DUBAI: New foreign direct investment in Bahrain more than doubled in the first nine months of 2018 as the kingdom marketed itself as a base for companies to access the region, especially Saudi Arabia, data released on Tuesday showed.
Investment commitments between January and September jumped 138 percent from a year ago to a record $810 million from 76 firms, said the Economic Development Board, an investment promotion agency. That compared to $733 million in all of 2017, and was over five times the amount of FDI in 2015.
The rise in FDI is good news for Bahrain’s balance of payments, which has been under pressure as the kingdom runs fiscal and current account deficits fueled by low oil prices.
The central bank’s net foreign reserves hit a one-year low of 499.4 million dinars ($1.32 billion) in July, although they rebounded to 734.2 million dinars last month.

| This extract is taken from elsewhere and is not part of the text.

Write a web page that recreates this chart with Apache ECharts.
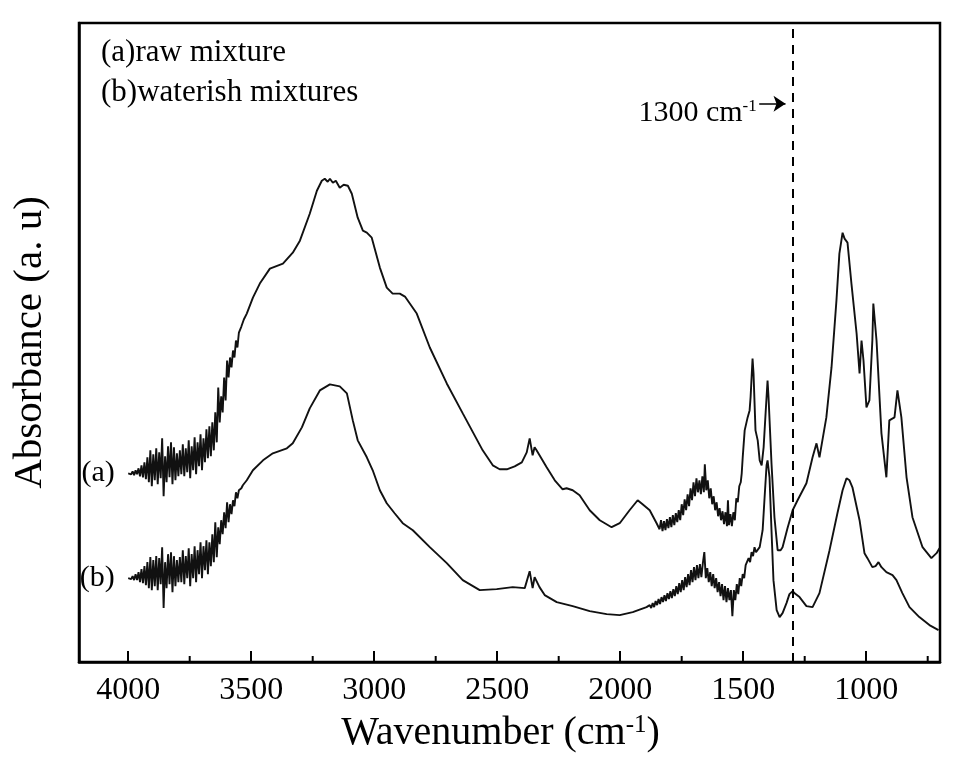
<!DOCTYPE html>
<html><head><meta charset="utf-8">
<script src="https://cdn.jsdelivr.net/npm/echarts@6/dist/echarts.min.js"></script>
<style>html,body{margin:0;padding:0;background:#fff}#c{width:960px;height:766px}</style>
</head><body><div id="c"></div>
<script>
// Curve (a): raw mixture  [wavenumber cm-1, absorbance a.u.]
const curveA=[
[4000,1.89],[3994,1.90],[3988,1.88],[3982,1.91],[3976,1.87],[3970,1.92],[3964,1.88],[3958,1.94],[3952,1.86],[3946,1.97],
[3940,1.85],[3934,2.00],[3928,1.83],[3922,2.05],[3916,1.80],[3910,2.12],[3904,1.76],[3898,2.08],[3892,1.82],[3886,2.14],
[3880,1.78],[3874,2.10],[3868,1.84],[3862,2.24],[3856,1.66],[3850,2.06],[3844,1.80],[3838,2.16],[3832,1.85],[3826,2.20],
[3820,1.78],[3814,2.15],[3808,1.82],[3802,2.09],[3796,1.86],[3790,2.12],[3784,1.88],[3778,2.18],[3772,1.86],[3766,2.14],
[3760,1.90],[3754,2.22],[3748,1.84],[3742,2.16],[3736,1.92],[3730,2.25],[3724,1.88],[3718,2.20],[3712,1.96],[3706,2.28],
[3700,1.92],[3694,2.24],[3688,2.00],[3682,2.33],[3676,2.04],[3670,2.36],[3664,2.06],[3658,2.40],[3652,2.12],[3646,2.50],
[3640,2.20],[3634,2.75],[3628,2.40],[3622,2.66],[3616,2.50],[3610,2.85],[3604,2.62],[3598,3.02],[3592,2.85],[3586,3.05],
[3580,2.95],[3574,3.12],[3568,3.05],[3562,3.22],[3556,3.15],[3550,3.30],[3540,3.36],[3530,3.43],[3518,3.49],[3493,3.65],
[3465,3.79],[3424,3.94],[3371,3.99],[3331,4.10],[3302,4.22],[3262,4.49],[3233,4.72],[3213,4.82],[3201,4.84],[3189,4.81],
[3180,4.84],[3168,4.80],[3156,4.82],[3140,4.75],[3124,4.78],[3107,4.77],[3091,4.69],[3067,4.45],[3046,4.32],[3030,4.30],
[3010,4.25],[2977,3.95],[2949,3.75],[2925,3.69],[2896,3.69],[2875,3.66],[2827,3.49],[2774,3.15],[2705,2.79],[2640,2.49],
[2559,2.12],[2518,1.97],[2490,1.93],[2461,1.93],[2429,1.96],[2400,2.00],[2380,2.10],[2368,2.24],[2356,2.07],[2348,2.15],
[2340,2.12],[2299,1.95],[2266,1.82],[2234,1.73],[2218,1.74],[2193,1.72],[2165,1.67],[2124,1.52],[2083,1.42],[2035,1.35],
[2002,1.39],[1962,1.52],[1929,1.62],[1909,1.58],[1880,1.52],[1852,1.39],[1846,1.36],[1840,1.33],[1834,1.42],[1828,1.31],
[1822,1.41],[1816,1.32],[1810,1.43],[1804,1.34],[1798,1.45],[1792,1.35],[1786,1.47],[1780,1.37],[1774,1.49],[1768,1.40],
[1762,1.52],[1756,1.42],[1750,1.58],[1744,1.47],[1738,1.63],[1732,1.52],[1726,1.68],[1720,1.56],[1714,1.74],[1708,1.62],
[1702,1.80],[1696,1.66],[1690,1.84],[1684,1.70],[1678,1.82],[1672,1.68],[1666,1.86],[1660,1.70],[1656,1.98],[1650,1.72],
[1644,1.82],[1638,1.64],[1632,1.74],[1626,1.58],[1620,1.66],[1614,1.52],[1608,1.60],[1602,1.46],[1596,1.54],[1590,1.42],
[1584,1.51],[1578,1.38],[1572,1.50],[1566,1.36],[1562,1.62],[1558,1.37],[1552,1.48],[1546,1.36],[1540,1.50],[1534,1.42],
[1528,1.64],[1522,1.60],[1516,1.76],[1510,1.80],[1506,1.89],[1502,2.05],[1494,2.32],[1482,2.45],[1474,2.52],[1470,2.65],
[1462,3.04],[1458,2.89],[1450,2.32],[1441,2.22],[1433,2.02],[1425,1.97],[1417,2.15],[1409,2.49],[1401,2.82],[1397,2.65],
[1385,1.99],[1373,1.45],[1360,1.12],[1348,1.12],[1340,1.15],[1320,1.34],[1299,1.52],[1279,1.62],[1243,1.79],[1218,2.05],
[1202,2.19],[1190,2.05],[1162,2.45],[1141,2.95],[1121,3.62],[1109,4.09],[1096,4.30],[1088,4.24],[1084,4.26],[1076,4.20],
[1060,3.79],[1039,3.29],[1027,2.89],[1019,3.22],[1011,3.02],[999,2.55],[987,2.62],[975,3.22],[971,3.59],[958,3.22],
[938,2.29],[918,1.85],[906,2.42],[885,2.45],[873,2.72],[857,2.45],[836,1.85],[812,1.45],[771,1.15],[735,1.04],
[714,1.09],[702,1.14]];
// Curve (b): waterish mixtures
const curveB=[
[4000,0.84],[3994,0.85],[3988,0.83],[3982,0.86],[3976,0.82],[3970,0.88],[3964,0.82],[3958,0.90],[3952,0.80],[3946,0.93],
[3940,0.79],[3934,0.96],[3928,0.77],[3922,1.00],[3916,0.74],[3910,1.05],[3904,0.72],[3898,1.02],[3892,0.76],[3886,1.06],
[3880,0.72],[3874,1.04],[3868,0.78],[3862,1.15],[3856,0.54],[3850,1.00],[3844,0.74],[3838,1.08],[3832,0.78],[3826,1.10],
[3820,0.70],[3814,1.06],[3808,0.76],[3802,1.02],[3796,0.80],[3790,1.05],[3784,0.80],[3778,1.12],[3772,0.78],[3766,1.06],
[3760,0.84],[3754,1.14],[3748,0.76],[3742,1.08],[3736,0.84],[3730,1.16],[3724,0.80],[3718,1.12],[3712,0.88],[3706,1.20],
[3700,0.84],[3694,1.16],[3688,0.92],[3682,1.22],[3676,0.88],[3670,1.20],[3664,0.96],[3658,1.28],[3652,1.00],[3646,1.40],
[3640,1.05],[3634,1.35],[3628,1.18],[3622,1.42],[3616,1.28],[3610,1.50],[3604,1.34],[3598,1.60],[3592,1.40],[3586,1.58],
[3580,1.48],[3574,1.62],[3568,1.56],[3562,1.70],[3556,1.64],[3550,1.72],[3540,1.74],[3534,1.77],[3518,1.82],[3493,1.92],
[3452,2.02],[3412,2.09],[3355,2.14],[3331,2.19],[3294,2.35],[3262,2.54],[3221,2.72],[3180,2.78],[3140,2.76],[3111,2.69],
[3087,2.42],[3067,2.22],[3030,2.05],[3006,1.92],[2977,1.72],[2949,1.59],[2917,1.49],[2884,1.39],[2843,1.32],[2774,1.15],
[2705,0.99],[2640,0.82],[2571,0.72],[2502,0.73],[2437,0.75],[2388,0.74],[2368,0.91],[2356,0.74],[2348,0.85],[2328,0.75],
[2307,0.67],[2258,0.60],[2193,0.56],[2124,0.51],[2055,0.48],[2002,0.47],[1949,0.50],[1893,0.55],[1886,0.53],[1880,0.57],
[1874,0.54],[1868,0.59],[1862,0.55],[1856,0.61],[1850,0.57],[1844,0.63],[1838,0.58],[1832,0.65],[1826,0.60],[1820,0.67],
[1814,0.61],[1808,0.69],[1802,0.63],[1796,0.71],[1790,0.64],[1784,0.73],[1778,0.66],[1772,0.76],[1766,0.68],[1760,0.79],
[1754,0.70],[1748,0.82],[1742,0.72],[1736,0.85],[1730,0.75],[1724,0.88],[1718,0.77],[1712,0.92],[1706,0.80],[1700,0.95],
[1694,0.82],[1688,0.97],[1682,0.84],[1676,0.98],[1670,0.85],[1664,0.99],[1658,1.10],[1652,0.84],[1646,0.94],[1640,0.80],
[1634,0.90],[1628,0.76],[1622,0.88],[1616,0.74],[1610,0.84],[1604,0.70],[1598,0.80],[1592,0.66],[1586,0.78],[1580,0.62],
[1574,0.76],[1568,0.60],[1562,0.74],[1556,0.62],[1550,0.72],[1544,0.46],[1538,0.72],[1532,0.62],[1526,0.78],[1520,0.68],
[1514,0.84],[1508,0.76],[1502,0.88],[1496,0.84],[1490,0.97],[1484,0.95],[1478,1.04],[1472,1.00],[1466,1.10],[1460,1.06],
[1454,1.15],[1448,1.10],[1441,1.12],[1433,1.15],[1421,1.32],[1413,1.65],[1405,1.97],[1401,2.02],[1393,1.85],[1385,1.32],
[1377,0.82],[1364,0.52],[1352,0.45],[1340,0.49],[1324,0.59],[1312,0.68],[1299,0.71],[1287,0.68],[1271,0.65],[1243,0.56],
[1218,0.55],[1190,0.69],[1149,1.12],[1117,1.49],[1096,1.72],[1080,1.84],[1068,1.82],[1056,1.75],[1027,1.42],[1007,1.09],
[995,1.04],[975,0.95],[962,0.96],[950,1.00],[938,0.95],[918,0.90],[893,0.87],[877,0.82],[853,0.69],[824,0.55],
[784,0.45],[743,0.37],[706,0.32]];
const majorTicks=[1000,1500,2000,2500,3000,3500,4000];
const minorTicks=[750,1250,1750,2250,2750,3250,3750];
const legendLines=['(a)raw mixture','(b)waterish mixtures'];
const seriesNames=['(a)','(b)'];
const markerWave=1300;
const arrowFrom=1435, arrowTo=1328, arrowLevel=5.59, noteLevel=5.50;

const F='"Liberation Serif","Times New Roman",serif';
const hidden={color:'rgba(0,0,0,0)'};
function tickSeries(values,len){
  return {type:'custom',silent:true,z:5,data:values.map(v=>[v,0]),
    renderItem:(p,api)=>{const pt=api.coord([api.value(0),api.value(1)]);
      return {type:'line',shape:{x1:pt[0],y1:pt[1],x2:pt[0],y2:pt[1]-len},style:{stroke:'#000',lineWidth:2}};}};
}
const chart=echarts.init(document.getElementById('c'));
chart.setOption({
  animation:false,
  backgroundColor:'#fff',
  title:{text:legendLines.join('\n'),left:101,top:33,padding:0,
    textStyle:{fontSize:31,fontWeight:'normal',fontFamily:F,color:'#000',lineHeight:40}},
  grid:{left:79,right:20,top:23,bottom:104,show:true,borderColor:'#000',borderWidth:2.5,containLabel:false},
  xAxis:{
    type:'value',inverse:true,min:700,max:4200,position:'bottom',
    axisLine:{show:true,lineStyle:{color:'#000',width:2.5}},
    axisTick:{show:true,inside:true,length:11,customValues:majorTicks,lineStyle:{color:'#000',width:2}},
    axisLabel:{show:true,customValues:majorTicks,formatter:v=>String(v),fontSize:32,fontFamily:F,color:'#000',margin:13},
    splitLine:{show:false},
    name:'Wavenumber (cm{sup|-1})',nameLocation:'middle',nameGap:51,
    nameTextStyle:{fontSize:40,fontFamily:F,color:'#000',padding:[0,18,0,0],
      rich:{sup:{fontSize:25,fontFamily:F,color:'#000',verticalAlign:'top'}}}
  },
  yAxis:{type:'value',min:0,max:6.4,
    axisLine:{show:true,lineStyle:{color:'#000',width:2.5}},
    axisTick:{show:false},axisLabel:{show:false},splitLine:{show:false},
    name:'Absorbance (a. u)',nameLocation:'middle',nameGap:28,
    nameTextStyle:{fontSize:41,fontFamily:F,color:'#000'}},
  series:[
  tickSeries(minorTicks,6),
  {
    name:'a',type:'line',data:curveA,showSymbol:false,
    lineStyle:{color:'#111',width:1.9},
    markLine:{silent:true,symbol:['none','none'],label:{show:false},
      lineStyle:{type:[9,7],color:'#000',width:2},
      data:[{xAxis:markerWave}]},
    markPoint:{symbol:'circle',symbolSize:1,itemStyle:hidden,
      label:{show:true,position:'left',distance:13,fontSize:30,fontFamily:F,color:'#000'},
      data:[{coord:curveA[0],label:{formatter:seriesNames[0]}},
        {coord:[arrowFrom,noteLevel],label:{distance:2,formatter:'{n|'+markerWave+' cm}{s|-1}',
          rich:{n:{fontSize:30,fontFamily:F,color:'#000'},s:{fontSize:17,fontFamily:F,color:'#000',verticalAlign:'top'}}}}]}
  },{
    name:'b',type:'line',data:curveB,showSymbol:false,
    lineStyle:{color:'#111',width:1.9},
    markLine:{silent:true,symbol:['none','arrow'],symbolSize:12,label:{show:false},
      lineStyle:{type:'solid',color:'#000',width:1.5},
      data:[[{coord:[arrowFrom,arrowLevel]},{coord:[arrowTo,arrowLevel]}]]},
    markPoint:{symbol:'circle',symbolSize:1,itemStyle:hidden,
      label:{show:true,position:'left',distance:13,fontSize:30,fontFamily:F,color:'#000'},
      data:[{coord:curveB[0],label:{formatter:seriesNames[1]}}]}
  }]
});
</script></body></html>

Manufacturing and logistics accounted for most foreign investment in the first nine months of this year, the EDB said. Some companies are locating operations in Bahrain to take advantage of reforms in Saudi Arabia, which aims to develop non-oil industries such as mining, light manufacturing and tourism.
Bahrain also wants to become a center for financial technology; last year it created a “regulatory sandbox” allowing companies in the field to experiment without facing normal regulatory constraints.
This year it established a $100 million fund of funds to support technology start-ups across the region, which it hopes will attract venture capital firms to Bahrain.